Here in Australia though, we have the quintessential example of Marxist/Leninist state monopoly capitalism, the Australian Securities Exchange.
Having won its dominance in the vital markets of banking and finance, big business has now evolved precisely to the point where it has fused with the apparatus of government.
This financial markets monopoly has not evolved through the Darwinian process of capitalism. Rather, it has been permitted to arise by continual regulatory concessions and the favourable decisions of government.
All this has been glossed over by our organs of propaganda.
And so it was that there was not a whimper of debate when the government recently introduced a retail bond market and did not bother with a tender.
There was no talk of competition. This latest market franchise, this privatised government asset, was simply awarded to the ASX on a platter.
Incidentally, Commonwealth bonds begin retail trading on Tuesday. It is a great idea. It should have happened ages ago. It is good for investors, who won't have to pay a middle man, and it is good for liquidity. It is also good for the ASX, which is best placed to run it and will no doubt do a fine job. But that is not the point of the story.
The point is that monopolies stifle innovation. And they increase costs to the end users, in this case all of us: both general investors and fund managers.
While it was enjoying this latest largesse (marginal costs near zero, trading and settlement income straight to the bottom line), the ASX quietly bumped up its fees for the second year in a row.
Listing fees for big companies have just shot up another 19 per cent. They can get away with it as Chi-X is a token competitor in trading, but ASX still has listing, clearing and settlement to itself.
New chief executive of Chi-X John Fildes was quoted last month saying the cost of clearing was 65 times higher in Australia than the US.
It is even possible to have a stab at the dollar value of this gift from the state to the ASX on behalf of the investing proletariat.
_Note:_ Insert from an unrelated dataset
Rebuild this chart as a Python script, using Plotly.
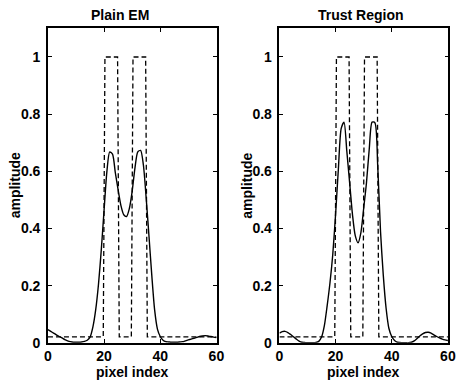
import plotly.graph_objects as go

# ---- data ----
pixel = list(range(0, 61))

plain_em = [0.046, 0.040, 0.034, 0.028, 0.022, 0.017, 0.011, 0.007, 0.004, 0.002,
            0.002, 0.002, 0.003, 0.005, 0.009, 0.020, 0.055, 0.115, 0.205, 0.325,
            0.465, 0.600, 0.668, 0.660, 0.595, 0.535, 0.480, 0.448, 0.442, 0.470,
            0.530, 0.612, 0.668, 0.673, 0.622, 0.505, 0.372, 0.235, 0.115, 0.048,
            0.022, 0.009, 0.004, 0.003, 0.002, 0.002, 0.002, 0.003, 0.004, 0.007,
            0.010, 0.013, 0.016, 0.019, 0.022, 0.024, 0.025, 0.024, 0.022, 0.020,
            0.018]

trust_region = [0.034, 0.039, 0.040, 0.036, 0.029, 0.021, 0.013, 0.006, 0.002, 0.001,
                0.000, 0.000, 0.000, 0.001, 0.005, 0.020, 0.060, 0.130, 0.210, 0.310,
                0.450, 0.610, 0.750, 0.772, 0.670, 0.560, 0.450, 0.375, 0.350, 0.385,
                0.470, 0.560, 0.680, 0.772, 0.770, 0.620, 0.390, 0.235, 0.120, 0.050,
                0.022, 0.008, 0.002, 0.001, 0.000, 0.000, 0.000, 0.002, 0.007, 0.015,
                0.024, 0.031, 0.036, 0.037, 0.034, 0.028, 0.022, 0.017, 0.013, 0.010,
                0.008]

true_x = [0, 19.7, 20.3, 24.8, 25.4, 29.7, 30.3, 34.8, 35.4, 60]
true_y = [0.021, 0.021, 1.0, 1.0, 0.021, 0.021, 1.0, 1.0, 0.021, 0.021]

titles = ["Plain EM", "Trust Region"]
estimates = [plain_em, trust_region]
x_ticks = [0, 20, 40, 60]
y_ticks = [0, 0.2, 0.4, 0.6, 0.8, 1]
y_tick_text = ["0", "0.2", "0.4", "0.6", "0.8", "1"]

# ---- layout geometry (pixels) ----
W, H = 474, 389
panels_px = [(45, 218), (282, 455)]
top_px, bot_px = 29, 350
title_cx = [118.5, 365]

FONT = "Liberation Sans, Arial, Helvetica, sans-serif"

fig = go.Figure()
layout = dict(
    width=W, height=H,
    margin=dict(l=0, r=0, t=0, b=0),
    paper_bgcolor="white", plot_bgcolor="white",
    showlegend=False,
    annotations=[],
)

for i, (est, title) in enumerate(zip(estimates, titles)):
    xa = "x" if i == 0 else f"x{i+1}"
    ya = "y" if i == 0 else f"y{i+1}"
    fig.add_trace(go.Scatter(x=true_x, y=true_y, mode="lines", xaxis=xa, yaxis=ya,
                             line=dict(color="black", width=1.3, dash="5px,3px")))
    fig.add_trace(go.Scatter(x=pixel, y=est, mode="lines", xaxis=xa, yaxis=ya,
                             line=dict(color="black", width=1.4, shape="spline", smoothing=0.7)))
    x0, x1 = panels_px[i]
    axis_common = dict(showline=True, linecolor="black", linewidth=1.5, mirror="ticks",
                       ticks="inside", ticklen=4, tickwidth=1.2, tickcolor="black",
                       showgrid=False, zeroline=False,
                       tickfont=dict(family=FONT, size=14, color="black", weight="bold"))
    layout["xaxis" if i == 0 else f"xaxis{i+1}"] = dict(
        domain=[x0 / W, x1 / W], range=[0, 60.2], tickvals=x_ticks,
        anchor=ya, ticklabelstandoff=0, **axis_common)
    layout["yaxis" if i == 0 else f"yaxis{i+1}"] = dict(
        domain=[(H - bot_px) / H, (H - top_px) / H], range=[0, 1.1],
        tickvals=y_ticks, ticktext=y_tick_text, anchor=xa, ticklabelstandoff=3,
        **axis_common)
    layout["annotations"] += [
        dict(text=title, x=title_cx[i] / W, y=(H - 15) / H, xref="paper", yref="paper",
             xanchor="center", yanchor="middle", showarrow=False,
             font=dict(family=FONT, size=14, color="black", weight="bold")),
        dict(text="pixel index", x=(x0 + x1) / 2 / W, y=(H - 380) / H, xref="paper", yref="paper",
             xanchor="center", yanchor="middle", showarrow=False,
             font=dict(family=FONT, size=14, color="black", weight="bold")),
        dict(text="amplitude", x=(x0 - 34) / W, y=(H - 189.5) / H, xref="paper", yref="paper",
             xanchor="center", yanchor="middle", showarrow=False, textangle=-90,
             font=dict(family=FONT, size=14, color="black", weight="bold")),
    ]

fig.update_layout(**layout)
fig.write_html("out.html")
From a recent report of the Council of Financial Regulators - a sort of market politburo where the comrades from Treasury get together with the comrades from the three regulators, APRA, ASIC and RBA - it can be deduced that introducing competition in clearing equities would deliver cost savings to industry in the order $15 million.
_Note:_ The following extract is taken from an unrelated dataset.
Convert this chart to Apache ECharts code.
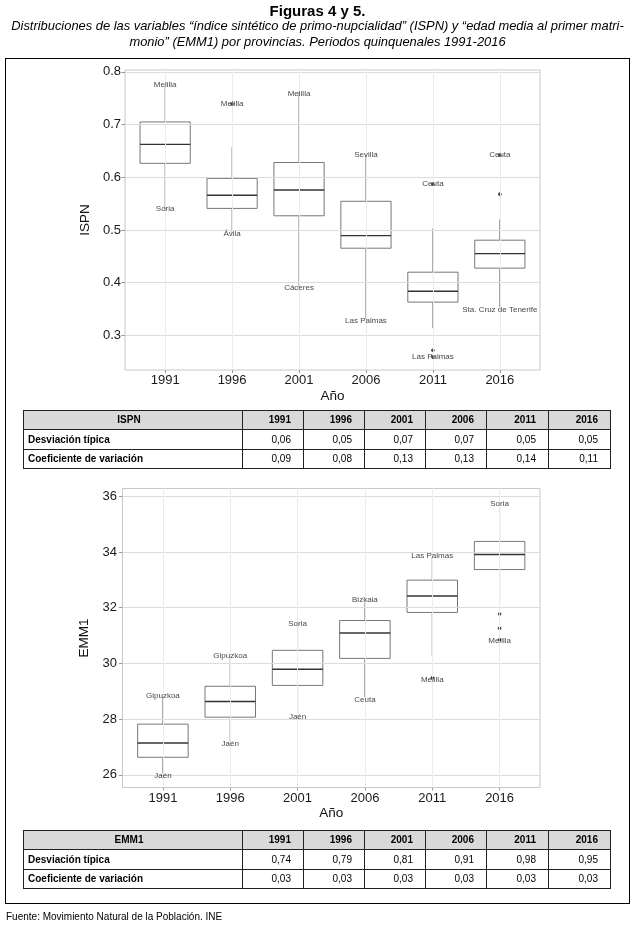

''Competition in clearing has been almost exclusively a European phenomenon,'' notes the report, ''with the primary driver being greater integration of European markets. Some stakeholders questioned whether this experience was relevant to the Australian context, particularly since European markets are significantly larger in aggregate than the Australian market. Given that the total revenue from cash market clearing earned by the incumbent, ASX Clear, was $46 million in 2011-12, a 30 per cent reduction in clearing fees [which is not implausible, given the experience in Europe] would yield aggregate direct savings for the industry of around $15 million.''
As always, countervailing the arguments for competition, efficiency and cost savings was the old ''costs of regulation'' chestnut. More market players equals more work for regulators.
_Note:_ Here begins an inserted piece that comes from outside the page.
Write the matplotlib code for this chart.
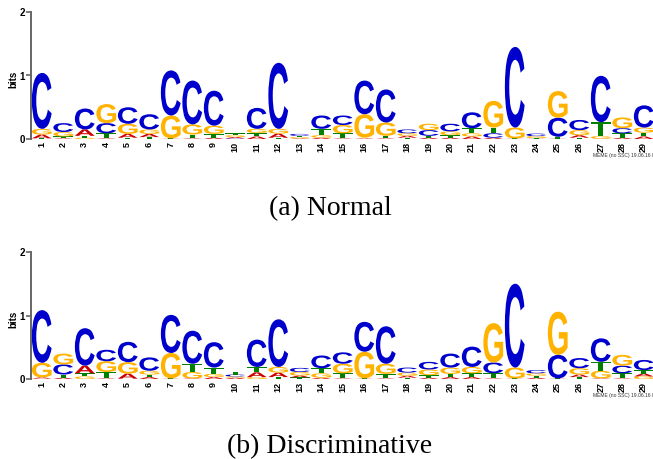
import matplotlib
matplotlib.use("Agg")
import matplotlib.pyplot as plt
from matplotlib.textpath import TextPath
from matplotlib.patches import PathPatch
from matplotlib.font_manager import FontProperties
from matplotlib.transforms import Affine2D

positions = list(range(1, 30))
bases = ["A", "C", "G", "T"]
base_colors = {"A": "#CC0000", "C": "#0000CC", "G": "#FFB300", "T": "#008000"}

# (a) Normal: information content (bits) of each base per position
normal_A = [0.06, 0.01, 0.10, 0.01, 0.06, 0.05, 0.005, 0.01, 0.02, 0.02,
            0.04, 0.065, 0.01, 0.02, 0.01, 0.01, 0.01, 0.03, 0.02, 0.02,
            0.04, 0.02, 0.005, 0.005, 0.005, 0.04, 0.005, 0.02, 0.04]
normal_C = [0.88, 0.14, 0.33, 0.16, 0.26, 0.24, 0.71, 0.69, 0.55, 0.01,
            0.33, 1.04, 0.03, 0.21, 0.15, 0.53, 0.52, 0.06, 0.09, 0.12,
            0.25, 0.07, 1.27, 0.04, 0.30, 0.16, 0.73, 0.08, 0.35]
normal_G = [0.09, 0.07, 0.02, 0.30, 0.16, 0.07, 0.36, 0.16, 0.13, 0.03,
            0.065, 0.075, 0.02, 0.04, 0.13, 0.37, 0.21, 0.04, 0.10, 0.06,
            0.05, 0.42, 0.17, 0.03, 0.42, 0.08, 0.04, 0.17, 0.08]
normal_T = [0.01, 0.03, 0.03, 0.08, 0.02, 0.03, 0.005, 0.06, 0.06, 0.03,
            0.055, 0.02, 0.02, 0.10, 0.08, 0.01, 0.04, 0.02, 0.03, 0.04,
            0.08, 0.09, 0.005, 0.01, 0.03, 0.02, 0.22, 0.07, 0.06]

# (b) Discriminative
disc_A = [0.02, 0.02, 0.12, 0.01, 0.08, 0.03, 0.005, 0.01, 0.03, 0.02,
          0.075, 0.07, 0.03, 0.02, 0.01, 0.005, 0.01, 0.03, 0.02, 0.03,
          0.03, 0.01, 0.005, 0.02, 0.005, 0.04, 0.01, 0.01, 0.045]
disc_C = [0.83, 0.16, 0.59, 0.18, 0.32, 0.21, 0.60, 0.52, 0.40, 0.03,
          0.43, 0.75, 0.065, 0.20, 0.18, 0.47, 0.59, 0.08, 0.12, 0.22,
          0.32, 0.17, 1.32, 0.05, 0.37, 0.16, 0.37, 0.12, 0.16]
disc_G = [0.23, 0.17, 0.04, 0.17, 0.18, 0.06, 0.40, 0.10, 0.05, 0.02,
          0.03, 0.09, 0.055, 0.07, 0.15, 0.42, 0.16, 0.05, 0.09, 0.10,
          0.10, 0.62, 0.17, 0.04, 0.68, 0.10, 0.12, 0.17, 0.04]
disc_T = [0.005, 0.05, 0.05, 0.10, 0.005, 0.04, 0.005, 0.13, 0.10, 0.04,
          0.085, 0.03, 0.025, 0.08, 0.08, 0.005, 0.07, 0.02, 0.04, 0.05,
          0.06, 0.08, 0.005, 0.03, 0.005, 0.03, 0.14, 0.08, 0.055]

panel_captions = ["(a) Normal", "(b) Discriminative"]
stamp = "MEME (no SSC) 19.06.16 09:00"

LOGO_FONT = FontProperties(family="Liberation Sans", weight="bold")
LABEL_FONT = "Liberation Sans"

W, H = 653, 459
fig = plt.figure(figsize=(W / 100, H / 100), dpi=100)
fig.patch.set_facecolor("white")

col_px = 21.5         # width of one logo column in pixels
axis_left_px = 31


def draw_letter(ax, ch, x, y0, h, w, color):
    tp = TextPath((0, 0), ch, size=1, prop=LOGO_FONT)
    bb = tp.get_extents()
    t = (Affine2D().translate(-bb.x0, -bb.y0)
         .scale(w / bb.width, h / bb.height)
         .translate(x - w / 2, y0))
    ax.add_patch(PathPatch(t.transform_path(tp), facecolor=color,
                           edgecolor="none", lw=0))


def draw_logo(ax, columns):
    for i, pos in enumerate(positions):
        heights = sorted(((columns[b][i], b) for b in bases))
        y = 0.0
        for h, b in heights:
            if h > 0:
                draw_letter(ax, b, pos, y, h, 0.92, base_colors[b])
            y += h


panels = [
    ({"A": normal_A, "C": normal_C, "G": normal_G, "T": normal_T}, 139),
    ({"A": disc_A, "C": disc_C, "G": disc_G, "T": disc_T}, 379),
]
caption_y_px = [215, 453]

for (cols, base_px), cap, cap_y in zip(panels, panel_captions, caption_y_px):
    top_px = base_px - 127
    ax = fig.add_axes([axis_left_px / W, (H - base_px) / H,
                       29.5 * col_px / W, 127 / H])
    ax.set_xlim(0.5, 30)
    ax.set_ylim(0, 2)
    draw_logo(ax, cols)
    for s in ("top", "right", "bottom"):
        ax.spines[s].set_visible(False)
    ax.spines["left"].set_color("#666666")
    ax.spines["left"].set_linewidth(1.4)
    ax.set_yticks([0, 1, 2])
    ax.set_yticklabels(["0", "1", "2"], fontsize=7, fontweight="bold",
                       family=LABEL_FONT)
    ax.tick_params(axis="y", length=3.5, width=1.2, color="#666666", pad=1)
    ax.set_xticks(positions)
    ax.set_xticklabels([str(p) for p in positions], rotation=90,
                       fontsize=6.5, fontweight="bold", family=LABEL_FONT)
    ax.tick_params(axis="x", length=0, pad=2)
    ax.set_ylabel("bits", fontsize=7, fontweight="bold", family=LABEL_FONT)
    ax.yaxis.set_label_coords(-0.0205, 0.47)
    ax.patch.set_alpha(0)

    fig.text(593 / W, (H - (base_px + 16)) / H, stamp, fontsize=3.6,
             family=LABEL_FONT, color="#333333", ha="left", va="center")
    fig.text(330 / W, (H - cap_y) / H, cap, fontsize=20,
             family="Liberation Serif", ha="center", va="baseline")

fig.savefig("out.png", dpi=100)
While the technocratic arguments against competition are inevitably sophisticated and arcane, in the public arena the state monopoly simply deploys scare tactics; fear of the unknown chiefly. Politicians and media are warned of the sinister threats from ''dark pools'' and high-frequency traders.
If you have ever wondered why Australia, despite its world leadership in the export of coal and iron ore, does not offer a derivatives contract in these commodities - these are but two commodities for the sake of example - it is because years of state monopoly capitalism have stifled innovation.
The likes of Singapore and Hong Kong got the regional jump on us. And now, thanks to the report mentioned here, the party comrades are acknowledging that there may be a financial cost, too, and that is just in clearing.